Intel, NVIDIA, AMD, Qualcomm, and Arm make devices or design IP for every single one of those sectors. Apples' portfolio is streamlined to just "lifestyle sectors"; stuff people directly interact with in their every day lives. How can you call them the number one chip maker when they don't compete in any of those markets, and even in the one they do they're only superior in performance per watt; not sheer performance benchmarks? Until we start seeing M2 chips in everything from server racks and satellites, I'm inclined to side with Gelsinger on this one.

1 comments

> How can you call them the number one chip maker when they don't compete in any of those markets,

Because they produce north of 300 million SoCs every year. They may not end up the number one chipmaker every single year but they're in the top ten and depending on other companies' demand vs Apple's demand may end up number one.

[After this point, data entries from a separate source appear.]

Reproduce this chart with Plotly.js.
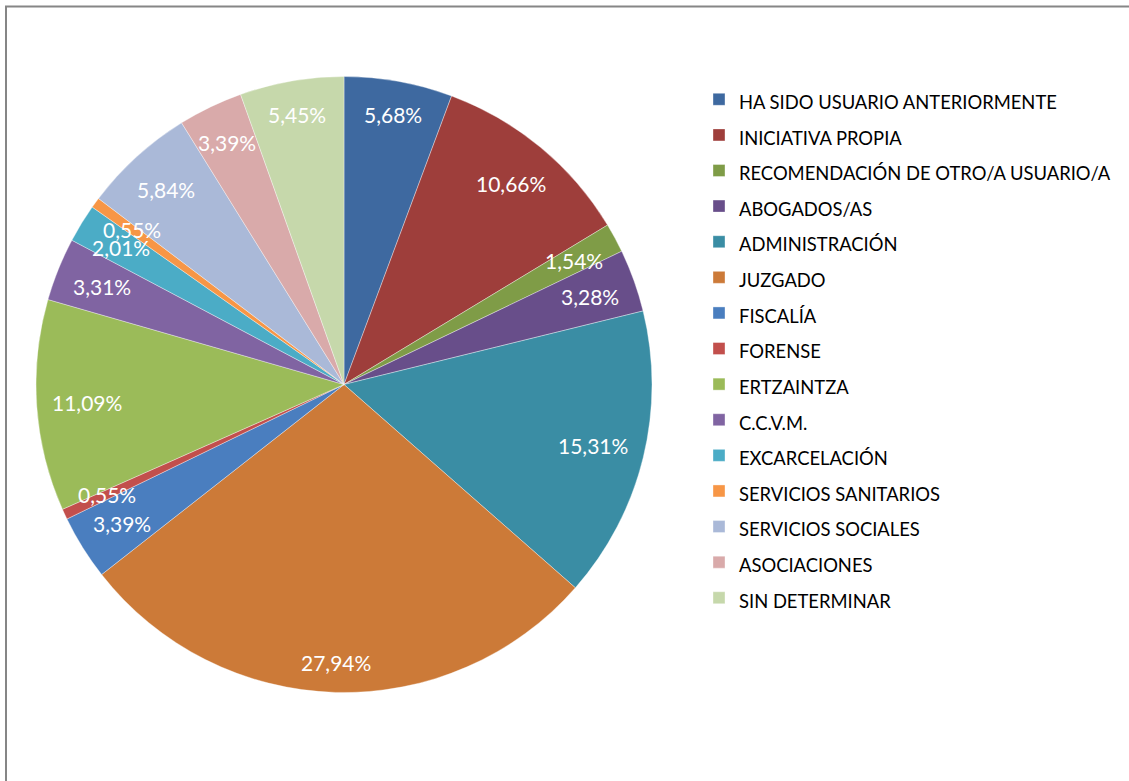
<!DOCTYPE html>
<html>
<head>
<meta charset="utf-8">
<script src="https://cdn.plot.ly/plotly-3.0.1.min.js"></script>
<style>
  html, body { margin: 0; padding: 0; background: #ffffff; }
  #chart { width: 1129px; height: 781px; }
</style>
</head>
<body>
<div id="chart"></div>
<script>
// ---- data ----
const categories = [
  "HA SIDO USUARIO ANTERIORMENTE",
  "INICIATIVA PROPIA",
  "RECOMENDACIÓN DE OTRO/A USUARIO/A",
  "ABOGADOS/AS",
  "ADMINISTRACIÓN",
  "JUZGADO",
  "FISCALÍA",
  "FORENSE",
  "ERTZAINTZA",
  "C.C.V.M.",
  "EXCARCELACIÓN",
  "SERVICIOS SANITARIOS",
  "SERVICIOS SOCIALES",
  "ASOCIACIONES",
  "SIN DETERMINAR"
];
const percentages = [5.68, 10.66, 1.54, 3.28, 15.31, 27.94, 3.39, 0.55, 11.09, 3.31, 2.01, 0.55, 5.84, 3.39, 5.45];
const sliceColors = [
  "#3E69A0", "#9E3E3B", "#7F9C47", "#684E8A", "#3A8DA4", "#CC7A38",
  "#4A7EBF", "#C24F4C", "#9BBB59", "#8064A2", "#4BACC6", "#F79646",
  "#AAB9D8", "#D9AAAA", "#C6D8AB"
];

// ---- layout constants ----
const W = 1129, H = 781;
const cx = 344, cy = 384.5, R = 308;      // pie centre / radius in px
const FONT = "Lato, 'Liberation Sans', sans-serif";
const labelSize = 21;
const legendTextSize = 18.4;

const labelText = percentages.map(v => v.toFixed(2).replace('.', ',') + '%');

const domainX = [(cx - R) / W, (cx + R) / W];
const domainY = [(H - cy - R) / H, (H - cy + R) / H];

// data labels placed near the outer edge of each slice (Excel "best fit" look)
const total = percentages.reduce((a, b) => a + b, 0);
let cum = 0;
const annotations = percentages.map((v, i) => {
  const mid = (cum + v / 2) / total * 2 * Math.PI;
  cum += v;
  const s = Math.sin(mid), c = Math.cos(mid);
  const hw = labelText[i].length * 0.24 * labelSize;
  const hh = 0.45 * labelSize;
  const d = R - 20 - (Math.abs(s) * hw + Math.abs(c) * hh);
  return {
    xref: 'paper', yref: 'paper',
    x: (cx + d * s) / W,
    y: (H - cy + d * c) / H,
    text: labelText[i],
    showarrow: false,
    xanchor: 'center', yanchor: 'middle',
    font: { family: FONT, size: labelSize, color: '#ffffff' }
  };
});

const trace = {
  type: 'pie',
  labels: categories.map(c => '<span style="font-size:' + legendTextSize + 'px">' + c + '</span>'),
  values: percentages,
  sort: false,
  direction: 'clockwise',
  rotation: 0,
  textinfo: 'none',
  hoverinfo: 'label+percent',
  marker: { colors: sliceColors, line: { color: 'rgba(255,255,255,0.6)', width: 0.6 } },
  domain: { x: domainX, y: domainY }
};

const layout = {
  width: W, height: H,
  margin: { l: 0, r: 0, t: 0, b: 0 },
  paper_bgcolor: '#ffffff',
  font: { family: FONT, color: '#000000' },
  showlegend: true,
  legend: {
    x: 699 / W, xanchor: 'left',
    y: 1 - 76.5 / H, yanchor: 'top',
    font: { family: FONT, size: 25.08, color: '#000000' },
    bgcolor: 'rgba(0,0,0,0)',
    borderwidth: 0,
    traceorder: 'normal'
  },
  annotations: annotations,
  shapes: [{
    type: 'rect', xref: 'paper', yref: 'paper',
    x0: 6 / W, x1: 1.02, y0: -0.02, y1: 1 - 6.5 / H,
    line: { color: '#868686', width: 2 }, fillcolor: 'rgba(0,0,0,0)', layer: 'below'
  }]
};

Plotly.newPlot('chart', [trace], layout, { displayModeBar: false, staticPlot: true });
</script>
</body>
</html>
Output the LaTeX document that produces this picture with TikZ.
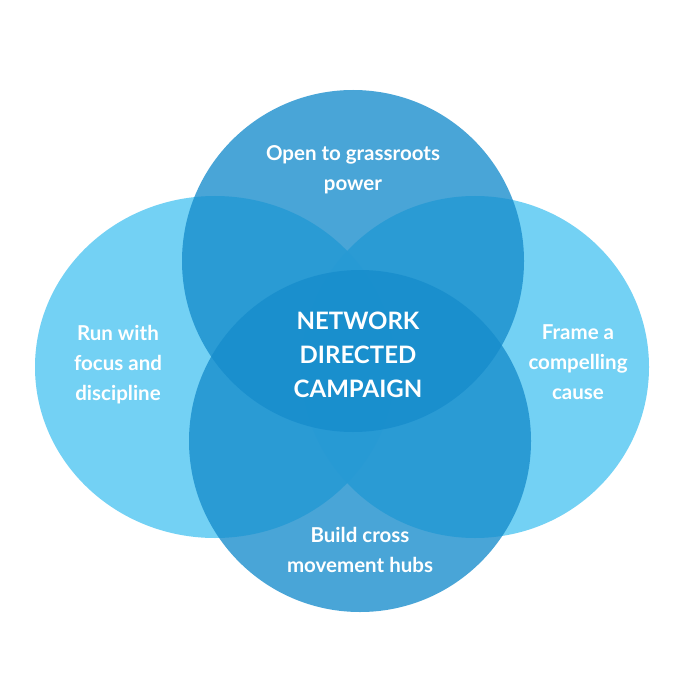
\documentclass[tikz,border=0pt]{standalone}
\usepackage{fontspec}
\setmainfont{Lato}
\begin{document}
\begin{tikzpicture}[x=1pt,y=-1pt,
 lt/.style={fill={rgb,255:red,100;green,204;blue,243},fill opacity=0.9},
 dk/.style={fill={rgb,255:red,22;green,140;blue,204},fill opacity=0.78},
 lab/.style={text=white,font=\bfseries\fontsize{20.5}{30}\selectfont,align=center}]
\useasboundingbox (0,0) rectangle (700,700);
\fill[white] (0,0) rectangle (700,700);
\path[lt] (215,367) ellipse [x radius=180,y radius=171];
\path[lt] (475,367) ellipse [x radius=174,y radius=171];
\path[dk] (353,261) ellipse [x radius=171,y radius=171];
\path[dk] (360,441) ellipse [x radius=171,y radius=171];
\node[lab] (t) at (353,170) {Open to grassroots\\power};
\node[lab] (l) at (118,365) {Run with\\focus and\\discipline};
\node[lab] (r) at (578,362) {Frame a\\compelling\\cause};
\node[lab] (b) at (360,550) {Build cross\\movement hubs};
\node[lab,font=\bfseries\fontsize{24}{34}\selectfont] (c) at (358,355) {NETWORK\\DIRECTED\\CAMPAIGN};
\end{tikzpicture}
\end{document}
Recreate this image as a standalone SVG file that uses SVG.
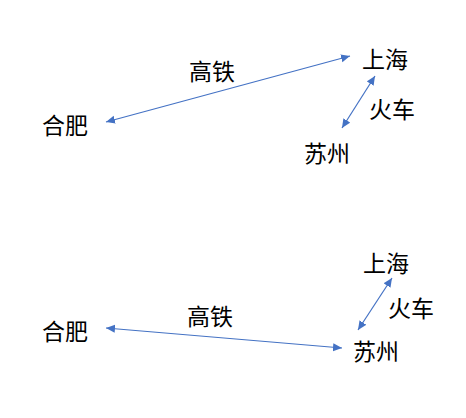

If we're talking about manufacturing volume as the sole definition for "number one chip maker", then the idea that Apple might be first is frankly laughable. If we discounted pure foundries (TSMC, UMC, Global Foundries) they'd struggle to scrape top 5 at the best of times. Intel, Samsung, Qualcomm, Nvidia, AMD and the like work in the range of billions, or near enough. Currently Intel has 76.7% of the laptop chip market share alone; that's before you start considering their server, edge, and network markets. If we start including trailing edge chips, from the likes of Texas Instruments, Micron, Broadcom, etcetera, then Apple would be a small drop in the pond. Even if Apple ate up the entire consumer market, they'd still struggle to compete with the rest of the industry on volume.

I don't think people appreciate the obscene number of leading edge chips that go into the industrial sectors. I've seen more chips go into a single Industry 4.0 factory than I have to an entire states Micro Center inventory.